_Directions for this task_
Give the data again exactly as written, skipping any pictures.

----------

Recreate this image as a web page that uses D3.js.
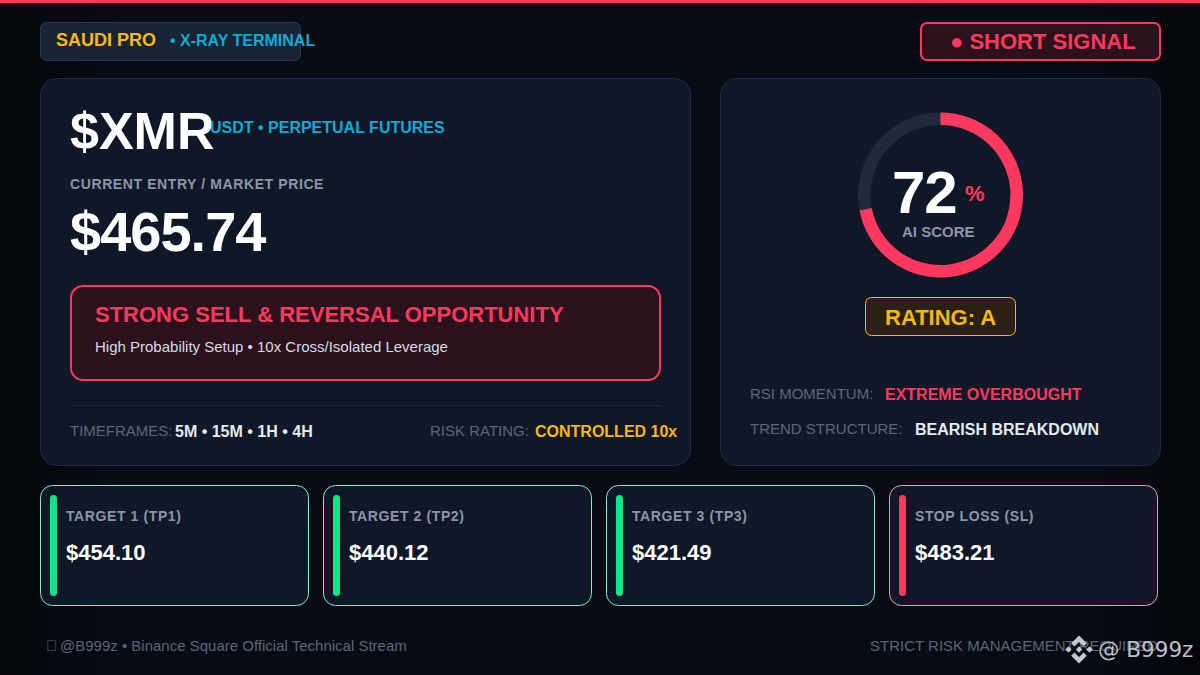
<!DOCTYPE html>
<html>
<head>
<meta charset="utf-8">
<script src="https://cdn.jsdelivr.net/npm/d3@7"></script>
<style>
  html, body { margin: 0; padding: 0; background: #05080f; }
  svg { display: block; }
  text { font-family: "Liberation Sans", Arial, sans-serif; }
</style>
</head>
<body>
<div id="chart"></div>
<script>
(function () {
  const targetLabels = ["TARGET 1 (TP1)", "TARGET 2 (TP2)", "TARGET 3 (TP3)", "STOP LOSS (SL)"];
  const targetPrices = ["$454.10", "$440.12", "$421.49", "$483.21"];
  const targetKinds = ["tp", "tp", "tp", "sl"];
  const aiScore = [72];
  const timeframes = "5M • 15M • 1H • 4H";

  const RED = "#ff3860";
  const GOLD = "#f5b90f";
  const CYAN = "#06aed5";
  const PANEL = "#101827";
  const EDGE = "#1e2b40";
  const GREY = "#8b95a8";
  const DIM = "#5c6577";

  const width = 1200;
  const height = 675;

  const svg = d3.select("#chart").append("svg").attr("width", width).attr("height", height);

  const defs = svg.append("defs");
  const bg = defs.append("linearGradient").attr("id", "bg").attr("x1", 0).attr("x2", 1).attr("y1", 0).attr("y2", 0);
  bg.append("stop").attr("offset", 0).attr("stop-color", "#04060b");
  bg.append("stop").attr("offset", 0.1).attr("stop-color", "#070b13");
  bg.append("stop").attr("offset", 0.9).attr("stop-color", "#070b13");
  bg.append("stop").attr("offset", 1).attr("stop-color", "#04060b");

  svg.append("rect").attr("width", width).attr("height", height).attr("fill", "url(#bg)");
  svg.append("rect").attr("width", width).attr("height", 3).attr("fill", RED);

  function box(x, y, w, h, r, fill, stroke, sw) {
    // keep the stroke inside the box, same as a css border
    const s = sw || 1;
    return svg.append("rect")
      .attr("x", x + s / 2).attr("y", y + s / 2)
      .attr("width", w - s).attr("height", h - s)
      .attr("rx", r).attr("fill", fill).attr("stroke", stroke).attr("stroke-width", s);
  }

  function label(x, y, str, size, color, weight, spacing) {
    return svg.append("text")
      .attr("x", x).attr("y", y).text(str)
      .attr("font-size", size).attr("fill", color)
      .attr("font-weight", weight || "normal")
      .attr("letter-spacing", spacing || 0);
  }

  // header
  box(40, 22, 261, 39, 6, "#1a2333", "#2a3650");
  label(56, 46, "SAUDI PRO", 18, GOLD, "bold");
  label(170, 46, "• X-RAY TERMINAL", 16, CYAN, "bold");

  box(920, 22, 241, 39, 6, "#2b111b", RED, 2);
  label(950, 49, "● SHORT SIGNAL", 22, RED, "bold");

  // main panel
  box(40, 78, 651, 388, 16, PANEL, EDGE);
  label(70, 149, "$XMR", 52, "#ffffff", "bold");
  label(210, 133, "USDT • PERPETUAL FUTURES", 16, CYAN, "bold");
  label(70, 189, "CURRENT ENTRY / MARKET PRICE", 14, GREY, "bold", 0.6);
  label(70, 251, "$465.74", 56, "#ffffff", "bold", -1);

  box(70, 285, 591, 96, 12, "#2b111b", RED, 2);
  label(95, 322, "STRONG SELL & REVERSAL OPPORTUNITY", 22, RED, "bold");
  label(95, 352, "High Probability Setup • 10x Cross/Isolated Leverage", 15, "#d7dce5");

  svg.append("rect").attr("x", 70).attr("y", 405).attr("width", 591).attr("height", 1).attr("fill", "#1e2a3a");
  label(70, 436, "TIMEFRAMES:", 15, DIM);
  label(175, 437, timeframes, 16, "#e5e9f0", "bold");
  label(430, 436, "RISK RATING:", 15, DIM);
  label(535, 437, "CONTROLLED 10x", 16, GOLD, "bold");

  // right panel with score ring
  box(720, 78, 441, 388, 16, PANEL, EDGE);

  const angle = d3.scaleLinear().domain([0, 100]).range([0, 2 * Math.PI]);
  const ringArc = d3.arc().innerRadius(70).outerRadius(82.5);
  const ring = svg.append("g").attr("transform", "translate(940.5,195)");
  ring.append("path")
    .attr("d", ringArc({ startAngle: 0, endAngle: angle(100) }))
    .attr("fill", "#1e293b");
  ring.selectAll("path.score")
    .data(aiScore)
    .join("path")
    .attr("class", "score")
    .attr("d", (d) => ringArc({ startAngle: 0, endAngle: angle(d) }))
    .attr("fill", RED);

  label(892, 213, String(aiScore[0]), 60, "#ffffff", "bold", -1);
  label(965, 201, "%", 22, RED, "bold");
  label(902, 237, "AI SCORE", 15, GREY, "bold");

  box(865, 297, 151, 39, 6, "#2a2112", GOLD);
  label(885, 325, "RATING: A", 22, GOLD, "bold");

  label(750, 399, "RSI MOMENTUM:", 15, DIM);
  label(885, 400, "EXTREME OVERBOUGHT", 16, RED, "bold");
  label(750, 434, "TREND STRUCTURE:", 15, DIM);
  label(915, 435, "BEARISH BREAKDOWN", 16, "#e5e9f0", "bold");

  // target cards
  const cardX = d3.scaleOrdinal().domain(targetLabels).range([40, 323, 606, 889]);
  const cards = svg.selectAll("g.card")
    .data(targetLabels.map((name, i) => ({ name, price: targetPrices[i], kind: targetKinds[i] })))
    .join("g")
    .attr("class", "card")
    .attr("transform", (d) => `translate(${cardX(d.name)},485)`);

  cards.append("rect")
    .attr("x", 0.5).attr("y", 0.5).attr("width", 268).attr("height", 120).attr("rx", 12)
    .attr("fill", PANEL)
    .attr("stroke", (d) => (d.kind === "tp" ? "#86e8c4" : "#f09aae"));
  cards.append("rect")
    .attr("x", 10).attr("y", 10).attr("width", 7).attr("height", 101).attr("rx", 3.5)
    .attr("fill", (d) => (d.kind === "tp" ? "#0ce68a" : RED));
  cards.append("text")
    .attr("x", 26).attr("y", 36).text((d) => d.name)
    .attr("font-size", 14).attr("font-weight", "bold").attr("fill", GREY)
    .attr("letter-spacing", 0.6);
  cards.append("text")
    .attr("x", 26).attr("y", 75).text((d) => d.price)
    .attr("font-size", 22).attr("font-weight", "bold").attr("fill", "#ffffff");

  // footer
  label(46, 651, "\uE000", 15, DIM);
  label(60, 651, "@B999z • Binance Square Official Technical Stream", 15, DIM);
  label(870, 651, "STRICT RISK MANAGEMENT REQUIRED", 15, DIM);

  // watermark
  const mark = svg.append("g").attr("transform", "translate(1079,649.5)").attr("fill", "#c4c7cb");
  const chevron = "M0,-14L7.8,-6.2L4.6,-3L0,-7.4L-4.6,-3L-7.8,-6.2Z";
  mark.append("path").attr("d", chevron);
  mark.append("path").attr("d", chevron).attr("transform", "scale(1,-1)");
  const diamond = d3.symbol().type(d3.symbolSquare).size(20);
  [-10.6, 0, 10.6].forEach((x) => {
    mark.append("path").attr("d", diamond()).attr("transform", `translate(${x},0) rotate(45)`);
  });
  svg.append("text")
    .attr("x", 1098).attr("y", 657).text("@ B999z")
    .attr("font-size", 21.5).attr("fill", "#bcc0c5")
    .style("font-family", "'DejaVu Sans', sans-serif");
})();
</script>
</body>
</html>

----------

_Written reply_
Recreate this image as a web page that uses D3.js.
<!DOCTYPE html>
<html>
<head>
<meta charset="utf-8">
<script src="https://cdn.jsdelivr.net/npm/d3@7"></script>
<style>
  html, body { margin: 0; padding: 0; background: #05080f; }
  svg { display: block; }
  text { font-family: "Liberation Sans", Arial, sans-serif; }
</style>
</head>
<body>
<div id="chart"></div>
<script>
(function () {
  const targetLabels = ["TARGET 1 (TP1)", "TARGET 2 (TP2)", "TARGET 3 (TP3)", "STOP LOSS (SL)"];
  const targetPrices = ["$454.10", "$440.12", "$421.49", "$483.21"];
  const targetKinds = ["tp", "tp", "tp", "sl"];
  const aiScore = [72];
  const timeframes = "5M • 15M • 1H • 4H";

  const RED = "#ff3860";
  const GOLD = "#f5b90f";
  const CYAN = "#06aed5";
  const PANEL = "#101827";
  const EDGE = "#1e2b40";
  const GREY = "#8b95a8";
  const DIM = "#5c6577";

  const width = 1200;
  const height = 675;

  const svg = d3.select("#chart").append("svg").attr("width", width).attr("height", height);

  const defs = svg.append("defs");
  const bg = defs.append("linearGradient").attr("id", "bg").attr("x1", 0).attr("x2", 1).attr("y1", 0).attr("y2", 0);
  bg.append("stop").attr("offset", 0).attr("stop-color", "#04060b");
  bg.append("stop").attr("offset", 0.1).attr("stop-color", "#070b13");
  bg.append("stop").attr("offset", 0.9).attr("stop-color", "#070b13");
  bg.append("stop").attr("offset", 1).attr("stop-color", "#04060b");

  svg.append("rect").attr("width", width).attr("height", height).attr("fill", "url(#bg)");
  svg.append("rect").attr("width", width).attr("height", 3).attr("fill", RED);

  function box(x, y, w, h, r, fill, stroke, sw) {
    // keep the stroke inside the box, same as a css border
    const s = sw || 1;
    return svg.append("rect")
      .attr("x", x + s / 2).attr("y", y + s / 2)
      .attr("width", w - s).attr("height", h - s)
      .attr("rx", r).attr("fill", fill).attr("stroke", stroke).attr("stroke-width", s);
  }

  function label(x, y, str, size, color, weight, spacing) {
    return svg.append("text")
      .attr("x", x).attr("y", y).text(str)
      .attr("font-size", size).attr("fill", color)
      .attr("font-weight", weight || "normal")
      .attr("letter-spacing", spacing || 0);
  }

  // header
  box(40, 22, 261, 39, 6, "#1a2333", "#2a3650");
  label(56, 46, "SAUDI PRO", 18, GOLD, "bold");
  label(170, 46, "• X-RAY TERMINAL", 16, CYAN, "bold");

  box(920, 22, 241, 39, 6, "#2b111b", RED, 2);
  label(950, 49, "● SHORT SIGNAL", 22, RED, "bold");

  // main panel
  box(40, 78, 651, 388, 16, PANEL, EDGE);
  label(70, 149, "$XMR", 52, "#ffffff", "bold");
  label(210, 133, "USDT • PERPETUAL FUTURES", 16, CYAN, "bold");
  label(70, 189, "CURRENT ENTRY / MARKET PRICE", 14, GREY, "bold", 0.6);
  label(70, 251, "$465.74", 56, "#ffffff", "bold", -1);

  box(70, 285, 591, 96, 12, "#2b111b", RED, 2);
  label(95, 322, "STRONG SELL & REVERSAL OPPORTUNITY", 22, RED, "bold");
  label(95, 352, "High Probability Setup • 10x Cross/Isolated Leverage", 15, "#d7dce5");

  svg.append("rect").attr("x", 70).attr("y", 405).attr("width", 591).attr("height", 1).attr("fill", "#1e2a3a");
  label(70, 436, "TIMEFRAMES:", 15, DIM);
  label(175, 437, timeframes, 16, "#e5e9f0", "bold");
  label(430, 436, "RISK RATING:", 15, DIM);
  label(535, 437, "CONTROLLED 10x", 16, GOLD, "bold");

  // right panel with score ring
  box(720, 78, 441, 388, 16, PANEL, EDGE);

  const angle = d3.scaleLinear().domain([0, 100]).range([0, 2 * Math.PI]);
  const ringArc = d3.arc().innerRadius(70).outerRadius(82.5);
  const ring = svg.append("g").attr("transform", "translate(940.5,195)");
  ring.append("path")
    .attr("d", ringArc({ startAngle: 0, endAngle: angle(100) }))
    .attr("fill", "#1e293b");
  ring.selectAll("path.score")
    .data(aiScore)
    .join("path")
    .attr("class", "score")
    .attr("d", (d) => ringArc({ startAngle: 0, endAngle: angle(d) }))
    .attr("fill", RED);

  label(892, 213, String(aiScore[0]), 60, "#ffffff", "bold", -1);
  label(965, 201, "%", 22, RED, "bold");
  label(902, 237, "AI SCORE", 15, GREY, "bold");

  box(865, 297, 151, 39, 6, "#2a2112", GOLD);
  label(885, 325, "RATING: A", 22, GOLD, "bold");

  label(750, 399, "RSI MOMENTUM:", 15, DIM);
  label(885, 400, "EXTREME OVERBOUGHT", 16, RED, "bold");
  label(750, 434, "TREND STRUCTURE:", 15, DIM);
  label(915, 435, "BEARISH BREAKDOWN", 16, "#e5e9f0", "bold");

  // target cards
  const cardX = d3.scaleOrdinal().domain(targetLabels).range([40, 323, 606, 889]);
  const cards = svg.selectAll("g.card")
    .data(targetLabels.map((name, i) => ({ name, price: targetPrices[i], kind: targetKinds[i] })))
    .join("g")
    .attr("class", "card")
    .attr("transform", (d) => `translate(${cardX(d.name)},485)`);

  cards.append("rect")
    .attr("x", 0.5).attr("y", 0.5).attr("width", 268).attr("height", 120).attr("rx", 12)
    .attr("fill", PANEL)
    .attr("stroke", (d) => (d.kind === "tp" ? "#86e8c4" : "#f09aae"));
  cards.append("rect")
    .attr("x", 10).attr("y", 10).attr("width", 7).attr("height", 101).attr("rx", 3.5)
    .attr("fill", (d) => (d.kind === "tp" ? "#0ce68a" : RED));
  cards.append("text")
    .attr("x", 26).attr("y", 36).text((d) => d.name)
    .attr("font-size", 14).attr("font-weight", "bold").attr("fill", GREY)
    .attr("letter-spacing", 0.6);
  cards.append("text")
    .attr("x", 26).attr("y", 75).text((d) => d.price)
    .attr("font-size", 22).attr("font-weight", "bold").attr("fill", "#ffffff");

  // footer
  label(46, 651, "\uE000", 15, DIM);
  label(60, 651, "@B999z • Binance Square Official Technical Stream", 15, DIM);
  label(870, 651, "STRICT RISK MANAGEMENT REQUIRED", 15, DIM);

  // watermark
  const mark = svg.append("g").attr("transform", "translate(1079,649.5)").attr("fill", "#c4c7cb");
  const chevron = "M0,-14L7.8,-6.2L4.6,-3L0,-7.4L-4.6,-3L-7.8,-6.2Z";
  mark.append("path").attr("d", chevron);
  mark.append("path").attr("d", chevron).attr("transform", "scale(1,-1)");
  const diamond = d3.symbol().type(d3.symbolSquare).size(20);
  [-10.6, 0, 10.6].forEach((x) => {
    mark.append("path").attr("d", diamond()).attr("transform", `translate(${x},0) rotate(45)`);
  });
  svg.append("text")
    .attr("x", 1098).attr("y", 657).text("@ B999z")
    .attr("font-size", 21.5).attr("fill", "#bcc0c5")
    .style("font-family", "'DejaVu Sans', sans-serif");
})();
</script>
</body>
</html>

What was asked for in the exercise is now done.